Actionable steps include paying every bill on time, disputing errors, keeping credit utilization below 30 percent, and avoiding new inquiries within 90 days of mortgage application. These behaviors demonstrate to underwriters that you are a low-risk borrower, which often unlocks better pricing and smoother approvals.

9. Document Preparation and Cash Flow Planning

Lenders will verify the numbers you enter into any calculator. Be prepared with W-2s, tax returns, pay stubs, bank statements, and proofs of assets such as retirement accounts. Organizing documentation early prevents closing delays and ensures your mortgage limit reflects accurate information. Additionally, build a post-closing budget that considers utilities, maintenance, commuting costs, and lifestyle expenses. A home that fits the lender’s definition of “affordable” may still press your personal comfort level if it undermines other goals like travel or entrepreneurship.

10. Final Checklist for Mortgage Limit Mastery

  • Update Income Inputs Quarterly: Promotions or overtime changes require recalibration.
  • Track Debt Payoffs: Eliminating even one installment loan can raise your housing allowance dramatically.
  • Get Rate Quotes Frequently: A lender’s rate lock is typically valid for 30 to 60 days.
  • Verify Taxes and Insurance: Use actual county and insurer numbers, not estimates.
  • Stress-Test for Emergencies: Reserve at least three months of housing payments in cash.
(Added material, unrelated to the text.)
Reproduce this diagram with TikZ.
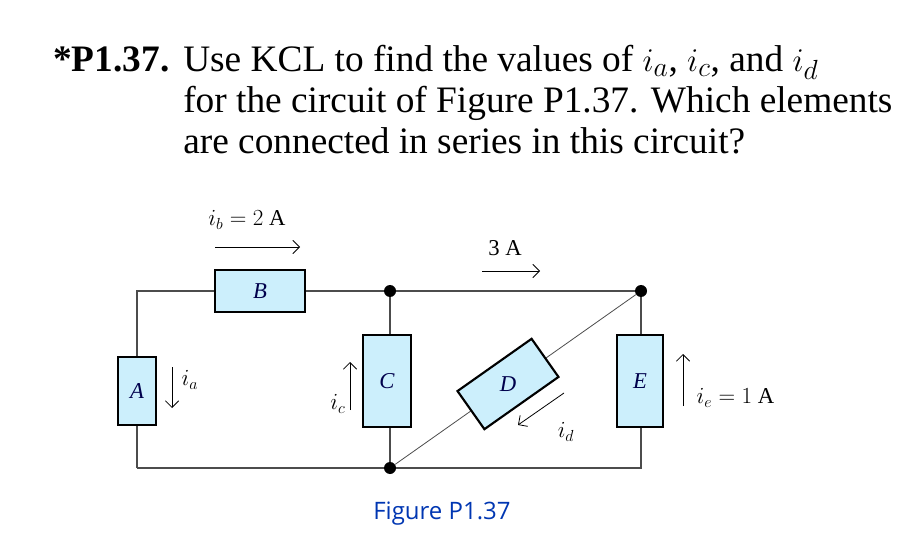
\documentclass[tikz,border=0pt]{standalone}
\usepackage{fontspec}
\usetikzlibrary{arrows.meta}
\setmainfont{Liberation Serif}
\newfontfamily\figfont{Open Sans}
\begin{document}
\begin{tikzpicture}[x=0.75pt,y=-0.75pt,
  elem/.style={draw=black,line width=1.6pt,fill=cyan!20!white,inner sep=0pt},
  wire/.style={draw=black!70,line width=0.9pt},
  dot/.style={circle,fill=black,inner sep=0pt,minimum size=9pt},
  lbl/.style={font=\fontsize{17}{20}\selectfont\itshape,text=blue!30!black},
  clbl/.style={font=\fontsize{17}{20}\selectfont,text=black},
  cur/.style={-{Straight Barb[length=5pt]},line width=0.6pt},
  txt/.style={font=\fontsize{28}{31}\selectfont,anchor=base west,inner sep=0pt}]
\useasboundingbox (0,0) rectangle (921,545);
\node[txt,font=\fontsize{28}{31}\selectfont\bfseries] (p) at (53,72) {*P1.37.};
\node[txt] (l1) at (183,72) {Use KCL to find the values of $i_a$, $i_c$, and $i_d$};
\node[txt] (l2) at (183,113) {for the circuit of Figure P1.37. Which elements};
\node[txt] (l3) at (183,154) {are connected in series in this circuit?};
\coordinate (tl) at (137,291); \coordinate (bl) at (137,468);
\node[dot] (n1) at (390,291) {}; \node[dot] (n2) at (641,291) {}; \node[dot] (n3) at (390,468) {};
\coordinate (br) at (641,468);
\draw[wire] (bl) -- (tl) -- (n1) -- (n2) -- (br) -- (n3) -- (bl);
\draw[wire] (n1) -- (n3);
\draw[wire,line width=0.6pt] (n3) -- (n2);
\node[elem,minimum width=29pt,minimum height=51pt] (A) at (137,391) {};
\node[lbl] at (A) {A};
\node[elem,minimum width=68pt,minimum height=31pt] (B) at (260,291) {};
\node[lbl] at (B) {B};
\node[elem,minimum width=36pt,minimum height=69pt] (C) at (387,381) {};
\node[lbl] at (C) {C};
\node[elem,minimum width=35pt,minimum height=69pt] (E) at (640,381) {};
\node[lbl] at (E) {E};
\node[elem,minimum width=68pt,minimum height=35pt,rotate=35.2] (D) at (508,384) {};
\node[lbl] at (D) {D};
\draw[cur] (215,247) -- (300,247);
\node[clbl] (ib) at (247,220) {$i_b = 2$ A};
\draw[cur] (482,271) -- (540,271);
\node[clbl] (tA) at (505,248) {3 A};
\draw[cur] (172,367) -- (172,408);
\node[clbl] at (190,380) {$i_a$};
\draw[cur] (350,410) -- (350,362);
\node[clbl] at (338,404) {$i_c$};
\draw[cur] (564,393) -- (518,425);
\node[clbl] at (566,432) {$i_d$};
\draw[cur] (683,406) -- (683,354);
\node[clbl,anchor=west] at (692,398) {$i_e = 1$ A};
\node[font=\figfont\fontsize{18}{20}\selectfont,text=blue!70!cyan!70!black] (fig) at (442,514) {Figure P1.37};
\end{tikzpicture}
\end{document}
By applying the systematic approach laid out in this guide and using the calculator to run scenarios, you gain clarity and bargaining power. Sellers and agents take buyers seriously when they present data-driven limits, and you gain peace of mind knowing your purchase will remain sustainable through economic cycles.

Ultimately, calculating your mortgage limit is a dynamic process. Markets shift, personal goals evolve, and regulations adjust. Make it a habit to revisit your assumptions every few months and especially before making offers. With discipline and data on your side, you can pursue homeownership with confidence.